Discussion 3 handout
Group members (names & NetIDs)
Objectives
- Explore ADTs [Abstract Data Types, another name for the interfaces for various Datastructures like Bags/Lists/Stacks/Queues that we’ve seen and Data Structures (classes) in the context of Java’s Collections library
- Select and compose ADTs [Also gives you practice on Generics]
- Evaluate implementations of ADTs for efficiency in a particular use case
- Some more practice on evaluating efficiency in general and notation.
- Some time dedicated to A3.
Prepration: Demo code and example data
Please download dis03.zip, extract it to a known location on your computer, and open it as a project in IDEA.
Task1: Text file index
Your goal is to create a reverse index of a text file. For each line in the file, you want to keep track of the distinct words that occur on that line. Then using this index, you can report which lines a given word occurs on.
This problem can be solved with fairly little code by leveraging Java’s built-in implementations of appropriate ADTs. These are essentially, Java’s standard implementations for some common Datastructures. Some of which we’ve discussed over the past few lectures. By solving the problem in terms of ADT operations (rather than jumping straight to code), it is easier to verify that your solution will work, and the same algorithm can readily be implemented in multiple languages.
Identify ADTs
The primary operation of our index is to report which distinct words appear on a given line. What would be an appropriate return type for this query?
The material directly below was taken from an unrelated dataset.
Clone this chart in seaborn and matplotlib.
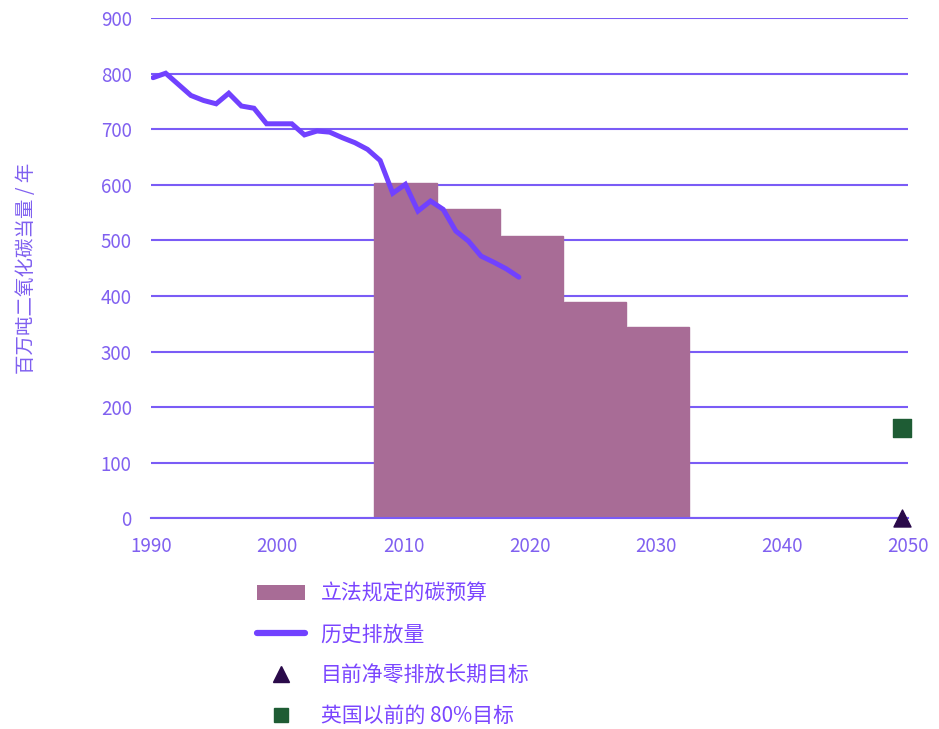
import matplotlib
matplotlib.use("Agg")
import matplotlib.pyplot as plt
import seaborn as sns
import numpy as np
import pandas as pd
from matplotlib.patches import Patch
from matplotlib.lines import Line2D

sns.set_theme(style="white")
plt.rcParams['font.family'] = ['Noto Sans CJK SC', 'DejaVu Sans']

# historical emissions (MtCO2e / yr)
hist_years = list(range(1990, 2020))
hist_values = [793, 801, 781, 761, 752, 746, 765, 742, 738, 710,
               710, 710, 690, 697, 695, 685, 676, 664, 644, 585,
               601, 553, 571, 556, 517, 499, 472, 461, 449, 434]

# legislated carbon budgets (annual average per 5-year period)
budget_start = [2008, 2013, 2018, 2023, 2028]
budget_values = [603.6, 556.4, 508.8, 390, 345]

net_zero_year, net_zero_value = [2050], [0]
old_target_year, old_target_value = [2050], [162]

labels = ["立法规定的碳预算", "历史排放量", "目前净零排放长期目标", "英国以前的 80%目标"]

grid_c = "#7a5cf6"
line_c = "#7141ff"
bar_c = "#a86c96"
tri_c = "#2a0a4a"
sq_c = "#1e5c34"
tick_c = "#8060f0"
text_c = "#7a45ff"

fig = plt.figure(figsize=(9.39, 7.29), dpi=100)
ax = fig.add_axes([0.161, 0.289, 0.806, 0.686])

ax.set_axisbelow(True)
ax.bar([s - 0.3 for s in budget_start], budget_values, width=4.95, align="edge",
       color=bar_c, edgecolor=bar_c, linewidth=1.0, zorder=2)

df = pd.DataFrame({"year": [y + 0.15 for y in hist_years], "value": hist_values})
sns.lineplot(data=df, x="year", y="value", ax=ax, color=line_c, linewidth=3.6,
             solid_joinstyle="miter", zorder=3)

ax.scatter([y - 0.5 for y in old_target_year], old_target_value, marker="s", s=150,
           color=sq_c, zorder=4, clip_on=False)
ax.scatter([y - 0.5 for y in net_zero_year], net_zero_value, marker="^", s=150,
           color=tri_c, zorder=5, clip_on=False)

ax.set_xlim(1990, 2050)
ax.set_ylim(0, 900)
ax.set_xticks(range(1990, 2051, 10))
ax.set_yticks(range(0, 901, 100))
ax.yaxis.grid(True, color=grid_c, linewidth=1.5)
ax.xaxis.grid(False)
for s in ["top", "right", "left"]:
    ax.spines[s].set_visible(False)
ax.spines["bottom"].set_color(grid_c)
ax.spines["bottom"].set_linewidth(1.5)
ax.tick_params(axis="x", direction="out", length=6, width=1.5, color=grid_c,
               labelcolor=tick_c, labelsize=13.5, pad=7)
ax.tick_params(axis="y", length=0, labelcolor=tick_c, labelsize=13.5, pad=14)
ax.set_xlabel("")
ax.set_ylabel("百万吨二氧化碳当量 / 年", color=tick_c, fontsize=14, labelpad=46)

handles = [
    Patch(facecolor=bar_c, edgecolor="none"),
    Line2D([0], [0], color=line_c, linewidth=4.5),
    Line2D([0], [0], marker="^", color="none", markerfacecolor=tri_c,
           markeredgecolor=tri_c, markersize=11),
    Line2D([0], [0], marker="s", color="none", markerfacecolor=sq_c,
           markeredgecolor=sq_c, markersize=10),
]
leg = fig.legend(handles, labels, loc="upper left", bbox_to_anchor=(0.265, 0.212),
                 frameon=False, fontsize=15, handlelength=2.3, handleheight=0.7,
                 handletextpad=0.75, labelspacing=0.9, borderaxespad=0)
for t in leg.get_texts():
    t.set_color(text_c)

fig.savefig("out.png", dpi=100)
Its secondary operation is to report which line numbers a given word occurs on. What would be an appropriate return type for this query?
Select a combination of ADTs (from those supported by Java’s collections framework) that would be suitable for storing the information needed to create the index. Specify their generic types.
Construct the index
In “Index.java”, declare fields of the types you selected above. Initialize these fields by constructing instances of appropriate classes from the Java collections framework.
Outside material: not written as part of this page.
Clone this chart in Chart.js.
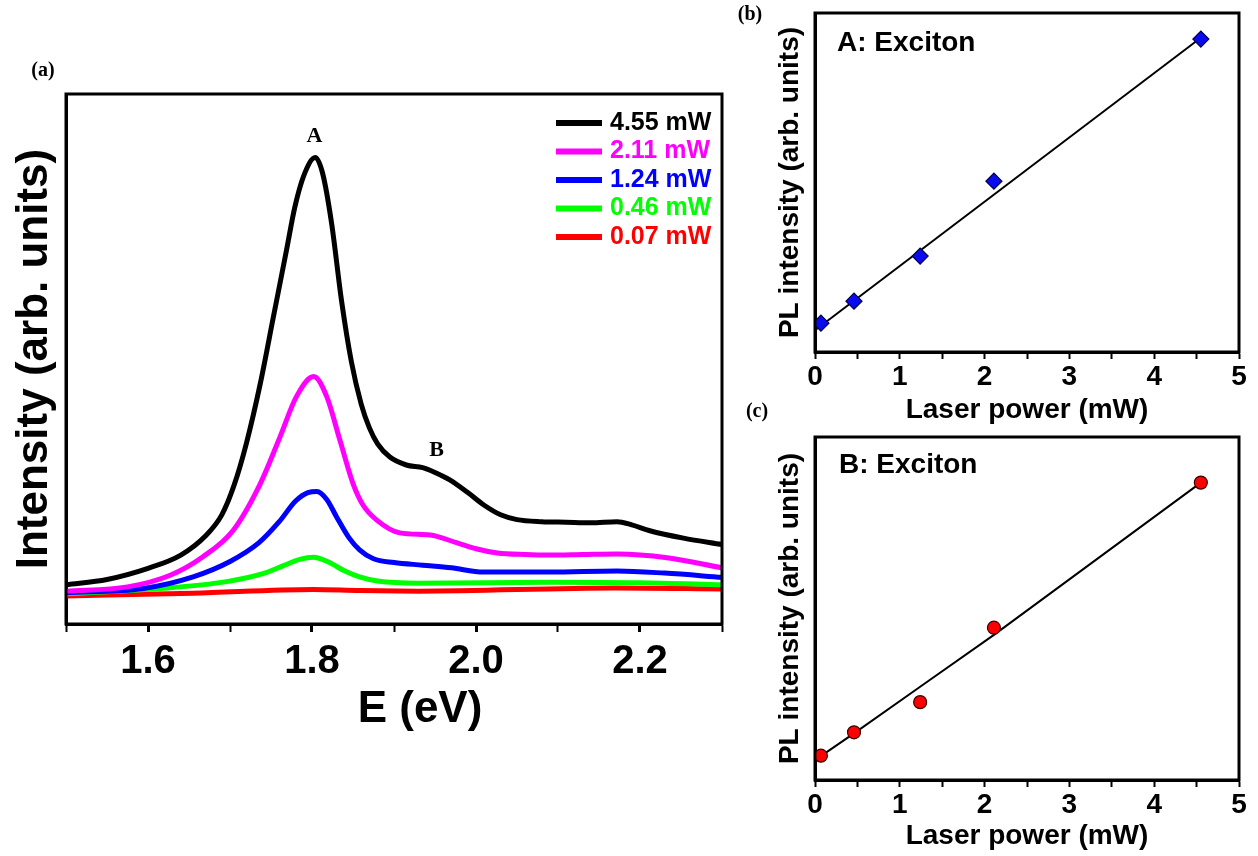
<!DOCTYPE html>
<html>
<head>
<meta charset="utf-8">
<title>PL spectra and power dependence</title>
<script src="https://cdn.jsdelivr.net/npm/chart.js@4.4.0/dist/chart.umd.min.js"></script>
<style>
  body { margin: 0; background: #fff; }
  #page { position: relative; width: 1258px; height: 856px; overflow: hidden; }
  canvas { position: absolute; }
  #chart-a { left: 0; top: 0; }
  #chart-b { left: 730px; top: 0; }
  #chart-c { left: 730px; top: 395px; }
</style>
</head>
<body>
<div id="page">
  <canvas id="chart-a" width="740" height="760"></canvas>
  <canvas id="chart-b" width="528" height="430"></canvas>
  <canvas id="chart-c" width="528" height="461"></canvas>
</div>
<script>
const SANS = '"Liberation Sans", Arial, sans-serif';
const SERIF = '"Liberation Serif", "Times New Roman", serif';

// PL spectra, one energy / intensity pair per laser power
const powerLabels = ['4.55 mW', '2.11 mW', '1.24 mW', '0.46 mW', '0.07 mW'];
const powerColors = ['#000000', '#ff00ff', '#0000ff', '#00ff00', '#ff0000'];

const energy455 = [1.50, 1.55, 1.60, 1.64, 1.67, 1.69, 1.705, 1.72, 1.737, 1.753, 1.769, 1.779, 1.79, 1.804, 1.813, 1.824, 1.836, 1.848, 1.86, 1.87, 1.88, 1.895, 1.915, 1.935, 1.95, 1.968, 1.99, 2.01, 2.03, 2.05, 2.08, 2.11, 2.14, 2.172, 2.19, 2.212, 2.253, 2.30];
const counts455 = [7.4, 8.4, 10.5, 13.0, 16.6, 20.6, 26.2, 34.1, 45.4, 58.0, 70.6, 78.6, 84.6, 88.0, 85.0, 75.5, 61.0, 49.5, 41.5, 37.0, 34.0, 31.5, 30.0, 29.5, 28.6, 27.2, 24.8, 22.4, 20.6, 19.7, 19.3, 19.2, 19.1, 19.3, 18.7, 17.6, 16.2, 15.0];

const energy211 = [1.50, 1.575, 1.627, 1.667, 1.704, 1.737, 1.761, 1.781, 1.802, 1.818, 1.834, 1.85, 1.862, 1.879, 1.907, 1.944, 1.977, 2.0, 2.026, 2.06, 2.09, 2.13, 2.172, 2.233, 2.30];
const counts211 = [6.2, 7.0, 9.2, 12.7, 17.7, 26.5, 35.3, 42.9, 46.7, 42.9, 34.7, 26.5, 22.5, 19.6, 17.2, 16.8, 15.3, 14.2, 13.4, 13.1, 13.0, 13.1, 13.2, 12.5, 10.6];

const energy124 = [1.50, 1.594, 1.655, 1.70, 1.735, 1.76, 1.78, 1.795, 1.806, 1.818, 1.83, 1.845, 1.858, 1.875, 1.90, 1.935, 1.97, 2.009, 2.09, 2.172, 2.23, 2.30];
const counts124 = [5.9, 6.7, 8.9, 11.8, 15.3, 19.3, 23.2, 24.8, 25.0, 23.5, 20.2, 16.3, 14.0, 12.3, 11.6, 11.1, 10.6, 9.8, 9.8, 10.0, 9.6, 8.8];

const energy046 = [1.50, 1.615, 1.696, 1.74, 1.765, 1.785, 1.802, 1.82, 1.84, 1.858, 1.88, 1.93, 2.09, 2.20, 2.30];
const counts046 = [5.7, 6.7, 8.0, 9.5, 11.0, 12.2, 12.6, 11.7, 10.0, 8.9, 8.1, 7.7, 7.9, 7.8, 7.4];

const energy007 = [1.50, 1.655, 1.802, 1.858, 1.93, 2.17, 2.30];
const counts007 = [5.3, 5.8, 6.5, 6.3, 6.2, 6.8, 6.6];

const spectraE = [energy455, energy211, energy124, energy046, energy007];
const spectraI = [counts455, counts211, counts124, counts046, counts007];

// Peak intensity vs laser power
const laserPower = [0.07, 0.46, 1.24, 2.11, 4.55];
const peakA = [8.5, 15.0, 28.3, 50.4, 92.3];
const peakB = [7.1, 13.9, 22.7, 44.4, 86.7];

// fit curves
const fitAPower = [0.02, 4.55];
const fitAIntensity = [6.8, 92.7];
const fitBPower = [0.06, 0.46, 1.24, 2.11, 4.55];
const fitBIntensity = [6.8, 13.6, 27.2, 42.3, 86.7];

const toPoints = (xs, ys) => xs.map((x, i) => ({ x, y: ys[i] }));

// closed box around the plot area
const frame = {
  id: 'frame',
  afterDraw(chart) {
    const { ctx, chartArea: a } = chart;
    ctx.save();
    ctx.lineWidth = 3;
    ctx.strokeStyle = '#000';
    ctx.strokeRect(a.left, a.top, a.right - a.left, a.bottom - a.top);
    ctx.restore();
  }
};

// free text: panel letters, peak names, exciton names
function makeNotes(items) {
  return {
    id: 'notes',
    afterDraw(chart) {
      const { ctx, chartArea: a } = chart;
      items.forEach(n => {
        let x = n.x, y = n.y;
        if (n.at === 'data') {
          x = chart.scales.x.getPixelForValue(n.x);
          y = chart.scales.y.getPixelForValue(n.y);
        } else if (n.at === 'area') {
          x = a.left + n.x;
          y = a.top + n.y;
        }
        ctx.save();
        ctx.font = n.font;
        ctx.fillStyle = '#000';
        ctx.textAlign = n.align || 'left';
        ctx.textBaseline = 'middle';
        ctx.fillText(n.text, x, y);
        ctx.restore();
      });
    }
  };
}

// legend with coloured labels, top right of the spectra
const powerLegend = {
  id: 'powerLegend',
  afterDraw(chart) {
    const { ctx, chartArea: a } = chart;
    ctx.save();
    ctx.font = 'bold 25px ' + SANS;
    ctx.textBaseline = 'middle';
    ctx.textAlign = 'left';
    chart.data.datasets.forEach((ds, i) => {
      const y = a.top + 29 + i * 28.5;
      ctx.strokeStyle = ds.borderColor;
      ctx.lineWidth = 6;
      ctx.beginPath();
      ctx.moveTo(a.right - 166, y);
      ctx.lineTo(a.right - 120, y);
      ctx.stroke();
      ctx.fillStyle = ds.borderColor;
      ctx.fillText(ds.label, a.right - 112, y);
    });
    ctx.restore();
  }
};

const blackFont = (size) => ({ family: SANS, size, weight: 'bold' });

// (a) spectra
new Chart(document.getElementById('chart-a'), {
  type: 'line',
  data: {
    datasets: powerLabels.map((label, i) => ({
      label,
      data: toPoints(spectraE[i], spectraI[i]),
      borderColor: powerColors[i],
      borderWidth: 5,
      pointRadius: 0,
      cubicInterpolationMode: 'monotone',
      fill: false
    }))
  },
  options: {
    responsive: false,
    animation: false,
    layout: { padding: { top: 94, right: 18, left: 0, bottom: 0 } },
    plugins: { legend: { display: false }, tooltip: { enabled: false } },
    scales: {
      x: {
        type: 'linear',
        min: 1.5,
        max: 2.3,
        afterFit: s => { s.height = 136; },
        ticks: {
          stepSize: 0.1,
          autoSkip: false,
          maxRotation: 0,
          padding: 6,
          color: '#000',
          font: blackFont(40),
          callback: v => (Math.round(v * 10) % 2 === 0 ? v.toFixed(1) : '')
        },
        grid: {
          drawOnChartArea: false, drawTicks: true, tickLength: 8, tickColor: '#000',
          tickWidth: c => (Math.round(c.tick.value * 10) % 2 === 0 ? 3 : 2)
        },
        border: { display: true, color: '#000', width: 3 },
        title: { display: false, text: 'E (eV)' }
      },
      y: {
        min: 0,
        max: 100,
        afterFit: s => { s.width = 66; },
        ticks: { display: false },
        grid: { display: false },
        border: { display: true, color: '#000', width: 3 },
        title: { display: true, text: 'Intensity (arb. units)', color: '#000', font: blackFont(44), padding: { top: 8, bottom: 0 } }
      }
    }
  },
  plugins: [frame, powerLegend, makeNotes([
    { text: '(a)', x: 43, y: 71, font: 'bold 20px ' + SERIF, align: 'center' },
    { text: 'A', at: 'data', x: 1.803, y: 92, font: 'bold 22px ' + SERIF, align: 'center' },
    { text: 'B', at: 'data', x: 1.952, y: 32.8, font: 'bold 22px ' + SERIF, align: 'center' },
    // axis title sits a little right of the axis centre
    { text: 'E (eV)', at: 'area', x: 354, y: 616, font: 'bold 44px ' + SANS, align: 'center' }
  ])]
});

// shared layout for the two power-dependence panels
function powerPanel(canvasId, pts, fitX, fitY, marker, opts) {
  return new Chart(document.getElementById(canvasId), {
    type: 'scatter',
    data: {
      datasets: [
        {
          data: toPoints(laserPower, pts),
          pointStyle: marker.style,
          pointRadius: marker.radius,
          backgroundColor: marker.fill,
          borderColor: marker.edge,
          borderWidth: 1.2
        },
        {
          data: toPoints(fitX, fitY),
          showLine: true,
          pointRadius: 0,
          borderColor: '#000',
          borderWidth: 2,
          tension: 0
        }
      ]
    },
    options: {
      responsive: false,
      animation: false,
      layout: { padding: { top: opts.top, right: 19, left: 0, bottom: 0 } },
      plugins: { legend: { display: false }, tooltip: { enabled: false } },
      scales: {
        x: {
          type: 'linear',
          min: 0,
          max: 5,
          afterFit: s => { s.height = opts.xHeight; },
          ticks: {
            stepSize: 0.5,
            autoSkip: false,
            maxRotation: 0,
            padding: 1,
            color: '#000',
            font: blackFont(28),
            callback: v => (Math.abs(v - Math.round(v)) < 1e-6 ? String(Math.round(v)) : '')
          },
          grid: { drawOnChartArea: false, drawTicks: true, tickLength: 7, tickWidth: 2, tickColor: '#000' },
          border: { display: true, color: '#000', width: 3 },
          title: { display: true, text: 'Laser power (mW)', color: '#000', font: blackFont(28), padding: { top: 0, bottom: 3 } }
        },
        y: {
          min: 0,
          max: 100,
          afterFit: s => { s.width = 85; },
          ticks: { display: false },
          grid: { display: false },
          border: { display: true, color: '#000', width: 3 },
          title: { display: true, text: 'PL intensity (arb. units)', color: '#000', font: blackFont(28), padding: { top: 43, bottom: 0 } }
        }
      }
    },
    plugins: [frame, makeNotes(opts.notes)]
  });
}

// (b) A exciton
powerPanel('chart-b', peakA, fitAPower, fitAIntensity,
  { style: 'rectRot', radius: 8, fill: '#0a0aee', edge: '#00004a' },
  {
    top: 13, xHeight: 78,
    notes: [
      { text: '(b)', x: 20, y: 15, font: 'bold 20px ' + SERIF, align: 'center' },
      { text: 'A: Exciton', at: 'area', x: 22, y: 30, font: 'bold 28px ' + SANS }
    ]
  });

// (c) B exciton
powerPanel('chart-c', peakB, fitBPower, fitBIntensity,
  { style: 'circle', radius: 6.5, fill: '#ff0000', edge: '#3a0000' },
  {
    top: 42, xHeight: 76,
    notes: [
      { text: '(c)', x: 27, y: 17, font: 'bold 20px ' + SERIF, align: 'center' },
      { text: 'B: Exciton', at: 'area', x: 24, y: 28, font: 'bold 28px ' + SANS }
    ]
  });
</script>
</body>
</html>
Implement the constructor for Index
to populate these fields.
Query the index
Read the specification for wordsOneLine()
, then implement it using your fields. Note the word “creates” in the spec. Depending on your choice of fields, it might be possible to return an existing collection from your index’s state instead of creating a new one; why do you think creating a new collection is important?
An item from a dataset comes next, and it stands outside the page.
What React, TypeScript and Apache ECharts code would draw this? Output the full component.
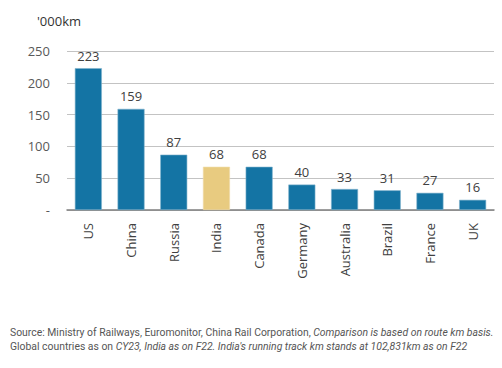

Read the specification for linesWithWord()
, then implement it using your fields.
Look at main()
, which constructs an index for the included file “Austen.txt”. Add additional code to answer the following questions about the resulting index and check your results with a neighboring group or with a consultant:
-
How many dictinct words appear on line 18?
-
Does the word “young” appear on line 13?
-
How many different lines does the word “with” appear on?
Task2: Notes on efficiency
Take a look at the java snippet of code below. It’s runtime complexity is O(n)
. That is it scales linearly with the size of the input n.
for (int i = 0; i < n; i++) {
// Do some constant amount of work ....
}
Take a look at another java snippet of code below. It’s runtime complexity is O(n^2)
. That is it scales quadratically with the size of the input n.
for (int i = 0; i < n; i++) {
// Note that because of how j is initialized, this code runs a little less
// than n^2 times. But that's fine because we simply want to find an upper bound
// on how this code behaves as we scale the input size n.
for (int j = i + 1; j < n; j++) {
// Do some constant amount of work ....
}
}
What is the O() (also called Big-O) complixity of the snippet of code below.
for (int i = 0; i < n; i++) {
for (int j = i + 1; j < n; j++) {
for (int k = j; k < n; k++) {
for (int l = 0; l < 10; l++) {
// Do some constant amount of work ....
}
}
}
}
What is the O() (also called Big-O) complixity of the snippet of your linesWithWord()
method from Task 1.
Task3: Work on A3
This remaining time is just meant for you to work on A3. At the end of class, in the deliverable for this discussion, just turn in a brief description of what part of A3 you worked on.
Submission
Open the assignment page for “Discussion activity 3” in CMSX and turn in your solution in one document. Note that this is graded for participation and not credit.